We can establish a relationship between P and Q that will allow us to find 'a'.
Subtract Q from P:
$$P - Q = (x-a) - (x-5)$$
$$P - Q = x - a - x + 5$$
$$P - Q = 5 - a$$
This relationship shows that the difference between the two integer factors (P and Q) directly relates to the value of 'a'.

**step5** Analyzing Case 1: P=1, Q=-2

Let's consider the first pair of factors: $$P=1$$ and $$Q=-2$$.
Using the relationship $$P - Q = 5 - a$$ from Step 4:
$$1 - (-2) = 5 - a$$
$$1 + 2 = 5 - a$$
$$3 = 5 - a$$
To find 'a', we subtract 3 from 5:
$$a = 5 - 3$$
$$a = 2$$
Now, we check if $$a=2$$ yields integral roots for the original equation:
$$(x-2)(x-5)+2=0$$
Expanding this, we get:
$$x^2 - 5x - 2x + 10 + 2 = 0$$
$$x^2 - 7x + 12 = 0$$
To find the roots, we look for two integers that multiply to 12 and add up to 7 (the opposite of the coefficient of x). These integers are 3 and 4.
So, the equation can be factored as $$(x-3)(x-4)=0$$.
The roots are $$x=3$$ and $$x=4$$. Both are integers.
Therefore, $$a=2$$ is a valid value for 'a'.

**step6** Analyzing Case 2: P=-1, Q=2

Next, let's consider the second pair of factors: $$P=-1$$ and $$Q=2$$.
Using the relationship $$P - Q = 5 - a$$ from Step 4:
$$-1 - 2 = 5 - a$$
$$-3 = 5 - a$$
To find 'a', we can add 3 to 5:
$$a = 5 - (-3)$$
$$a = 5 + 3$$
$$a = 8$$
Now, we check if $$a=8$$ yields integral roots for the original equation:
$$(x-8)(x-5)+2=0$$
Expanding this, we get:
$$x^2 - 5x - 8x + 40 + 2 = 0$$
$$x^2 - 13x + 42 = 0$$
To find the roots, we look for two integers that multiply to 42 and add up to 13. These integers are 6 and 7.
So, the equation can be factored as $$(x-6)(x-7)=0$$.
The roots are $$x=6$$ and $$x=7$$. Both are integers.
Therefore, $$a=8$$ is a valid value for 'a'.

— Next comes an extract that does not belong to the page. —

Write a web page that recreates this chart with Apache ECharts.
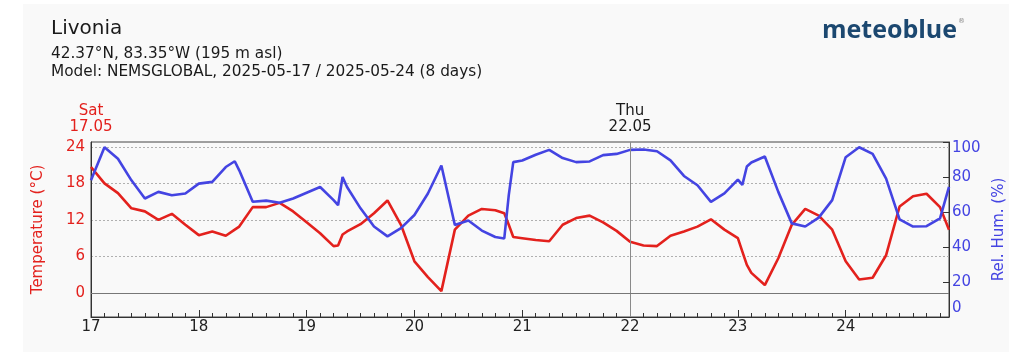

**step7** Analyzing Case 3: P=2, Q=-1

Consider the third pair of factors: $$P=2$$ and $$Q=-1$$.
Using the relationship $$P - Q = 5 - a$$ from Step 4:
$$2 - (-1) = 5 - a$$
$$2 + 1 = 5 - a$$
$$3 = 5 - a$$
To find 'a', we subtract 3 from 5:
$$a = 5 - 3$$
$$a = 2$$
This case leads to $$a=2$$, which we already found to be a valid value in Step 5.

**step8** Analyzing Case 4: P=-2, Q=1

Finally, consider the fourth pair of factors: $$P=-2$$ and $$Q=1$$.
Using the relationship $$P - Q = 5 - a$$ from Step 4:
$$-2 - 1 = 5 - a$$
$$-3 = 5 - a$$
To find 'a', we add 3 to 5:
$$a = 5 - (-3)$$
$$a = 5 + 3$$
$$a = 8$$
This case leads to $$a=8$$, which we already found to be a valid value in Step 6.

**step9** Determining the final answer

From our analysis of all possible integer factor pairs of -2, the possible integer values for 'a' that result in integral roots for the given equation are $$a=2$$ and $$a=8$$.
The problem provides multiple-choice options:
A) 8
B) 7
C) 6
D) 5
Among the given options, $$a=8$$ is a valid choice.